Rimane di base un certo scetticismo mio sulla possibilità in generale di introdurre incentivi nella PA. Nella mia esperienza non li ho mai visti funzionare.
Flavio Natale
In merito all’incentivazione dei dirigenti pubblici avrei qualche idea, in realtà non è una cosa così complicata come la si ritiene. Certo bisogna abbandonare certi schemi mentali che accompagnano l’impiego pubblico in generale, ma i metodi e di metodi ne esistono.

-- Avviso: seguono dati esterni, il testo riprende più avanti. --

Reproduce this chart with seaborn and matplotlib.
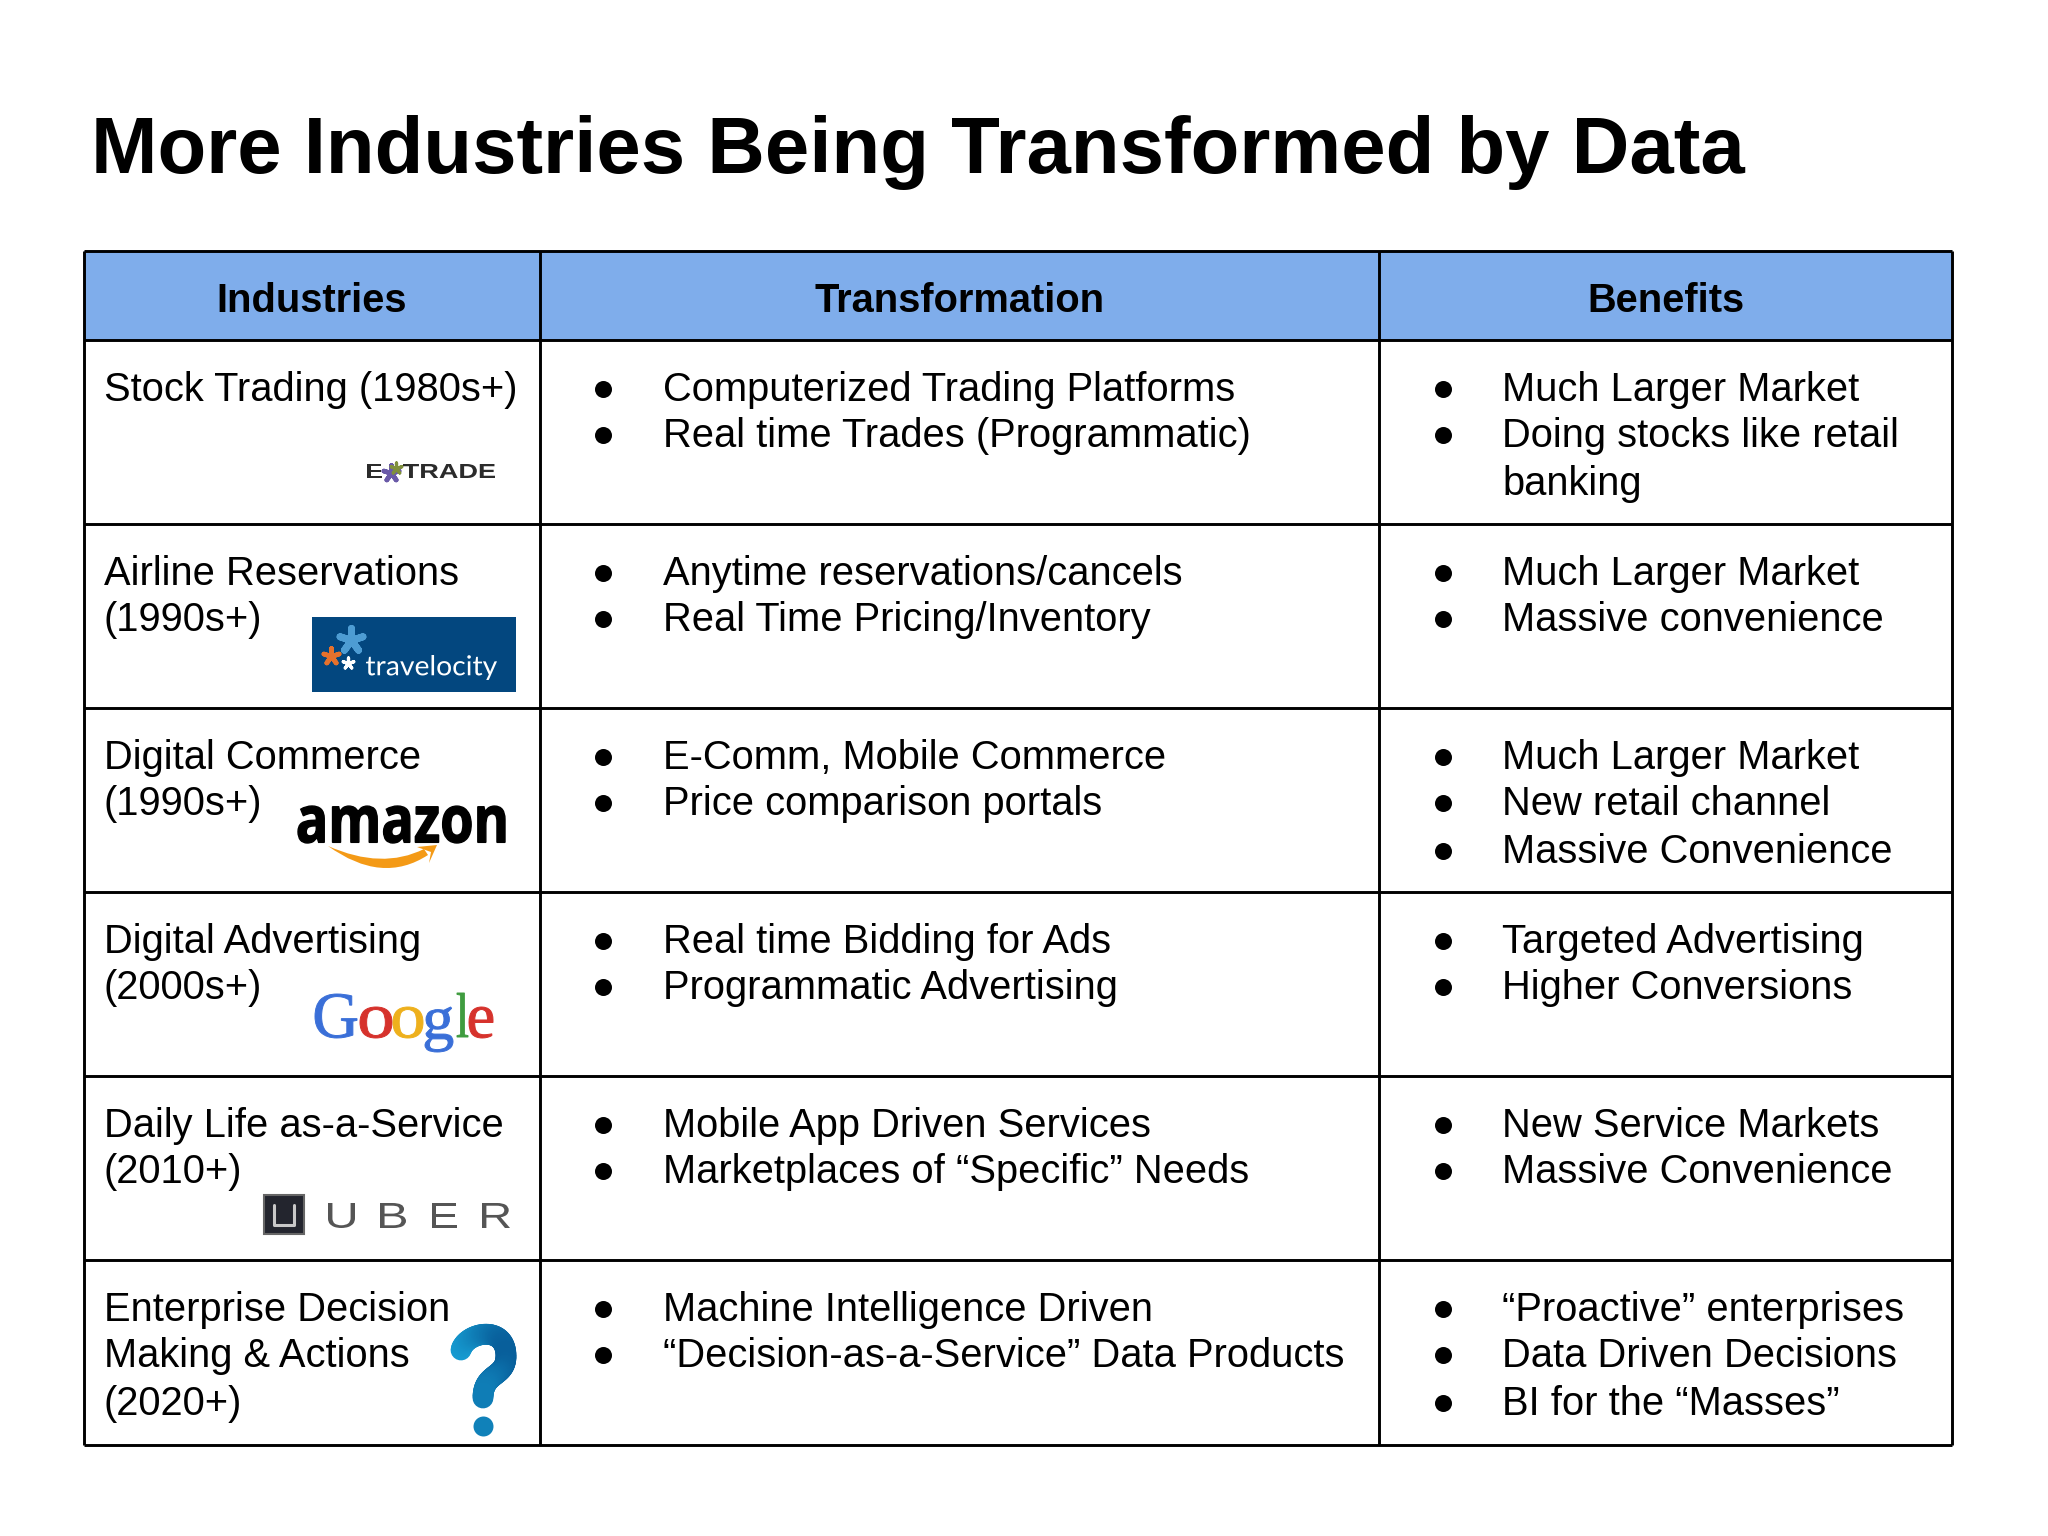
import numpy as np
import matplotlib
matplotlib.use('Agg')
import matplotlib.pyplot as plt
import seaborn as sns
from matplotlib.collections import LineCollection
from matplotlib.font_manager import FontProperties
from matplotlib.patches import PathPatch, Rectangle
from matplotlib.path import Path
from matplotlib.textpath import TextPath
from matplotlib.transforms import Affine2D

TITLE = 'More Industries Being Transformed by Data'
HEADERS = ['Industries', 'Transformation', 'Benefits']

INDUSTRIES = [
    ['Stock Trading (1980s+)'],
    ['Airline Reservations', '(1990s+)'],
    ['Digital Commerce', '(1990s+)'],
    ['Digital Advertising', '(2000s+)'],
    ['Daily Life as-a-Service', '(2010+)'],
    ['Enterprise Decision', 'Making & Actions', '(2020+)'],
]
TRANSFORMATIONS = [
    ['Computerized Trading Platforms', 'Real time Trades (Programmatic)'],
    ['Anytime reservations/cancels', 'Real Time Pricing/Inventory'],
    ['E-Comm, Mobile Commerce', 'Price comparison portals'],
    ['Real time Bidding for Ads', 'Programmatic Advertising'],
    ['Mobile App Driven Services', 'Marketplaces of \u201cSpecific\u201d Needs'],
    ['Machine Intelligence Driven', '\u201cDecision-as-a-Service\u201d Data Products'],
]
# a tuple marks a wrapped line, it gets no bullet
BENEFITS = [
    ['Much Larger Market', 'Doing stocks like retail', (None, 'banking')],
    ['Much Larger Market', 'Massive convenience'],
    ['Much Larger Market', 'New retail channel', 'Massive Convenience'],
    ['Targeted Advertising', 'Higher Conversions'],
    ['New Service Markets', 'Massive Convenience'],
    ['\u201cProactive\u201d enterprises', 'Data Driven Decisions', 'BI for the \u201cMasses\u201d'],
]

# table geometry in image pixels
ROW_EDGES = [251, 340, 524, 708, 892, 1076, 1260, 1445]
COL_EDGES = [83.5, 540, 1379, 1952]
LINE_OFFSETS = [0, 46, 94]
BODY_SIZE = 28.7
HEADER_BLUE = '#7fadeb'

sns.set_theme(style='white')
plt.rcParams['font.family'] = ['Liberation Sans', 'DejaVu Sans']

fig = plt.figure(figsize=(20.48, 15.36), dpi=100, facecolor='white')
ax = fig.add_axes([0, 0, 1, 1])
ax.set_xlim(0, 2048)
ax.set_ylim(1536, 0)
ax.axis('off')


def fit_text(s, box, color, family='Liberation Sans', weight='normal', z=5, lw=0):
    # squeeze a text outline into a pixel box (x0, y0, x1, y1)
    tp = TextPath((0, 0), s, size=100, prop=FontProperties(family=family, weight=weight))
    bb = tp.get_extents()
    x0, y0, x1, y1 = box
    tr = (Affine2D().translate(-bb.x0, -bb.y0)
          .scale((x1 - x0) / bb.width, -(y1 - y0) / bb.height)
          .translate(x0, y1))
    patch = PathPatch(tp, facecolor=color, edgecolor=color if lw else 'none', lw=lw, zorder=z,
                      transform=tr + ax.transData)
    ax.add_patch(patch)
    return patch


def star(x, y, r, color, arms=5):
    ax.scatter([x], [y], s=(2 * r) ** 2 * 0.52, marker=(arms, 2, 0), color=color,
               linewidths=r * 0.42, zorder=6)


def bezier(p0, p1, p2, p3, n=40):
    t = np.linspace(0, 1, n)[:, None]
    p0, p1, p2, p3 = map(np.array, (p0, p1, p2, p3))
    return (1 - t) ** 3 * p0 + 3 * (1 - t) ** 2 * t * p1 + 3 * (1 - t) * t ** 2 * p2 + t ** 3 * p3


# header band and grid
ax.add_patch(Rectangle((COL_EDGES[0], ROW_EDGES[0]), COL_EDGES[-1] - COL_EDGES[0],
                       ROW_EDGES[1] - ROW_EDGES[0], facecolor=HEADER_BLUE, edgecolor='none'))
ax.hlines(ROW_EDGES, COL_EDGES[0], COL_EDGES[-1], color='black', lw=2.1, zorder=4)
ax.vlines(COL_EDGES, ROW_EDGES[0], ROW_EDGES[-1], color='black', lw=2.1, zorder=4)

# title
ax.text(91, 173, TITLE, fontsize=57.4, fontweight='bold', color='black', va='baseline')

# header labels
for i, head in enumerate(HEADERS):
    ax.text((COL_EDGES[i] + COL_EDGES[i + 1]) / 2, 312, head, fontsize=BODY_SIZE,
            fontweight='bold', ha='center', va='baseline', color='black')

# body rows
for r in range(6):
    base = ROW_EDGES[r + 1] + 61
    for k, line in enumerate(INDUSTRIES[r]):
        ax.text(104, base + LINE_OFFSETS[k], line, fontsize=BODY_SIZE, va='baseline', color='black')
    for col, bx, tx in [(TRANSFORMATIONS, 603, 663), (BENEFITS, 1443, 1502)]:
        for k, item in enumerate(col[r]):
            bullet = True
            if isinstance(item, tuple):
                bullet, item = False, item[1]
            y = base + LINE_OFFSETS[k]
            if bullet:
                ax.scatter([bx], [y - 12], s=150, color='black', linewidths=0, zorder=5)
            ax.text(tx, y, item, fontsize=BODY_SIZE, va='baseline', color='black')

# E*TRADE logo
fit_text('E', (367, 464, 382, 478), '#2b2b2b', weight='bold')
fit_text('TRADE', (403, 464, 495, 478), '#2b2b2b', weight='bold')
star(391, 473, 8, '#6a5aa8', arms=5)
star(396, 468, 5.5, '#7f8f3c', arms=5)

# travelocity logo
ax.add_patch(Rectangle((312, 617), 204, 75, facecolor='#03477f', edgecolor='none', zorder=5))
fit_text('travelocity', (366, 655, 497, 680), 'white', family='Lato')
star(351, 640, 12, '#4d9cd3', arms=5)
star(331, 656, 8, '#e5712c', arms=5)
star(348, 663, 5.5, 'white', arms=5)

# amazon logo
fit_text('amazon', (298, 806, 505, 843), 'black', family='Open Sans', weight='bold', lw=1)
swoosh = Path([(328, 846), (382, 885), (428, 855), (424, 849), (382, 870), (328, 846)],
              [Path.MOVETO, Path.CURVE3, Path.CURVE3, Path.LINETO, Path.CURVE3, Path.CURVE3])
ax.add_patch(PathPatch(swoosh, facecolor='#f49a16', edgecolor='none', zorder=5))
tip = Path([(417, 847), (437, 845), (429, 863), (431, 852), (417, 847)],
           [Path.MOVETO, Path.LINETO, Path.LINETO, Path.LINETO, Path.CLOSEPOLY])
ax.add_patch(PathPatch(tip, facecolor='#f49a16', edgecolor='none', zorder=5))

# Google logo
g_letters = ['G', 'o', 'o', 'g', 'l', 'e']
g_colors = ['#3a6fd8', '#d6322c', '#eeb01c', '#3a6fd8', '#3f9c3f', '#d6322c']
g_left = [315, 360, 393, 425, 457, 469]
g_right = [357, 392, 423, 453, 468, 493]
g_top = [994, 1007, 1007, 1007, 993, 1007]
g_bot = [1038, 1038, 1038, 1052, 1037, 1038]
for ch, c, l, rr, t, b in zip(g_letters, g_colors, g_left, g_right, g_top, g_bot):
    fit_text(ch, (l, t, rr, b), c, family='Liberation Serif', lw=0.7)

# Uber logo
ax.add_patch(Rectangle((264, 1195), 40, 39, facecolor='#23252e', edgecolor='#666666', lw=1.5, zorder=5))
ax.plot([274, 274, 294, 294], [1205, 1225, 1225, 1205], color='#c8c8c8', lw=2.2, zorder=6,
        solid_joinstyle='round')
for ch, l, rr in zip('UBER', [328, 380, 432, 482], [355, 406, 457, 510]):
    fit_text(ch, (l, 1203, rr, 1228), '#555555')

# question mark, stroked piece by piece so it can carry a blue gradient
cmap = matplotlib.colors.LinearSegmentedColormap.from_list('q', ['#19a7dc', '#05528f'])
hook = np.vstack([bezier((461, 1350), (466, 1332), (506, 1324), (506, 1356)),
                  bezier((506, 1356), (506, 1378), (483, 1372), (483, 1398))])
segs = np.stack([hook[:-1], hook[1:]], axis=1)
shade = (segs[:, 0, 0] - 451) / 65
ax.add_collection(LineCollection(segs, colors=cmap(shade), linewidths=15, capstyle='round', zorder=5))
ax.scatter([483], [1426], s=207, color=cmap(0.45), linewidths=0, zorder=5)

fig.savefig('out.png', dpi=100, facecolor='white')
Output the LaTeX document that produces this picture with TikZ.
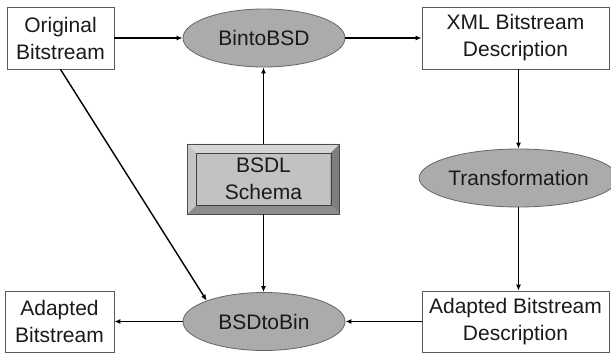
\documentclass[tikz,border=0pt]{standalone}
\usepackage{fontspec}
\setmainfont{Liberation Sans}
\usetikzlibrary{shapes.geometric,arrows.meta,calc}
\definecolor{ellfill}{HTML}{ABABAB}
\definecolor{txt}{HTML}{1A1A1A}
\definecolor{bevlight}{HTML}{D6D6D6}
\definecolor{bevdark}{HTML}{7E7E7E}
\definecolor{bevmid}{HTML}{8E8E8E}
\definecolor{face}{HTML}{C2C2C2}
\tikzset{
  box/.style={draw=gray!70!black, line width=0.8pt, fill=white, inner sep=0pt, align=center, text=txt,
    font=\fontsize{21}{27}\selectfont},
  proc/.style={ellipse, draw=gray!80!black, line width=0.8pt, fill=ellfill, inner sep=0pt, text=txt,
    minimum width=162pt, minimum height=58pt, font=\fontsize{21}{27}\selectfont},
  conn/.style={line width=1.4pt, -{Latex[length=6pt,width=5pt]}},
}
\begin{document}
\begin{tikzpicture}[x=1pt,y=-1pt]
\useasboundingbox (0,0) rectangle (611,356);
\fill[white] (0,0) rectangle (611,356);
% boxes
\node[box, minimum width=107pt, minimum height=62pt] (orig) at (60.5,38) {Original\\Bitstream};
\node[box, minimum width=187pt, minimum height=62pt] (xml) at (515.5,38) {XML Bitstream\\Description};
\node[box, minimum width=187pt, minimum height=61pt] (abd) at (515.5,321.5) {Adapted Bitstream\\Description};
\node[box, minimum width=109pt, minimum height=61pt] (ab) at (59.5,321.5) {Adapted\\Bitstream};
% ellipses
\node[proc] (b2bsd) at (264,38) {BintoBSD};
\node[proc] (trans) at (518.5,178) {Transformation};
\node[proc] (bsd2b) at (264,321.5) {BSDtoBin};
% bevel schema
\node[minimum width=152pt, minimum height=70pt, inner sep=0pt] (schema) at (263.5,179) {};
\fill[face] ($(schema.north west)+(9,9)$) rectangle ($(schema.south east)+(-9,-9)$);
\fill[bevlight] (schema.north west) -- (schema.north east) -- ($(schema.north east)+(-9,9)$) -- ($(schema.north west)+(9,9)$) -- cycle;
\fill[bevlight!92!black] (schema.north west) -- ($(schema.north west)+(9,9)$) -- ($(schema.south west)+(9,-9)$) -- (schema.south west) -- cycle;
\fill[bevdark] (schema.north east) -- (schema.south east) -- ($(schema.south east)+(-9,-9)$) -- ($(schema.north east)+(-9,9)$) -- cycle;
\fill[bevmid] (schema.south west) -- (schema.south east) -- ($(schema.south east)+(-9,-9)$) -- ($(schema.south west)+(9,-9)$) -- cycle;
\draw[gray!60!black, line width=0.6pt] (schema.north west) rectangle (schema.south east);
\draw[gray!50!black, line width=0.3pt] ($(schema.north west)+(9,9)$) rectangle ($(schema.south east)+(-9,-9)$);
\node[align=center, text=txt, font=\fontsize{21}{27}\selectfont] (schematxt) at (schema.center) {BSDL\\Schema};
% connectors
\draw[conn] (orig.east) -- (b2bsd.west);
\draw[conn] (b2bsd.east) -- (xml.west);
\draw[conn] (schema.north) -- (schema.north |- b2bsd.south);
\draw[conn] (schema.south) -- (schema.south |- bsd2b.north);
\draw[conn] (trans.north |- xml.south) -- (trans.north);
\draw[conn] (trans.south) -- (trans.south |- abd.north);
\draw[conn] (abd.west) -- (bsd2b.east);
\draw[conn] (bsd2b.west) -- (ab.east);
\draw[conn] (orig.south) -- (bsd2b.160);
\end{tikzpicture}
\end{document}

Poi c’è da fare una distinzione non secondaria tra dipendenti della P.A. in senso proprio è dirigenti delle municipalizzate o a vario titolo controllate dallo stato nelle sue miriadi di forme.
Roberto
Che senso ha legare la retribuzione di risultato dei dipendenti pubblici al Pil? Se essa ha una funzione incentivante, deve essere visibilmente collegata ai risultati ottenuti perché altrimenti il tutto avrebbe l’effetto contrario. Infatti, qualsiasi cosa fa il dirigente, la retribuzione di risultato sarebbe legata a fenomeni assolutamente non controllabili. Perché impegnarsi? Diversamente ci dovrebbe essere una misurazione comparativa delle performance nei risultati gestionali con differenziazione del premio.
Simone
E se tutti i dipendenti statali (politici compresi) che prendono uno stipendio superiore a 3000€ pagano una tassa salatissima legata a PIL, Disoccupazione, Borsa, Debito Pubblico, etc.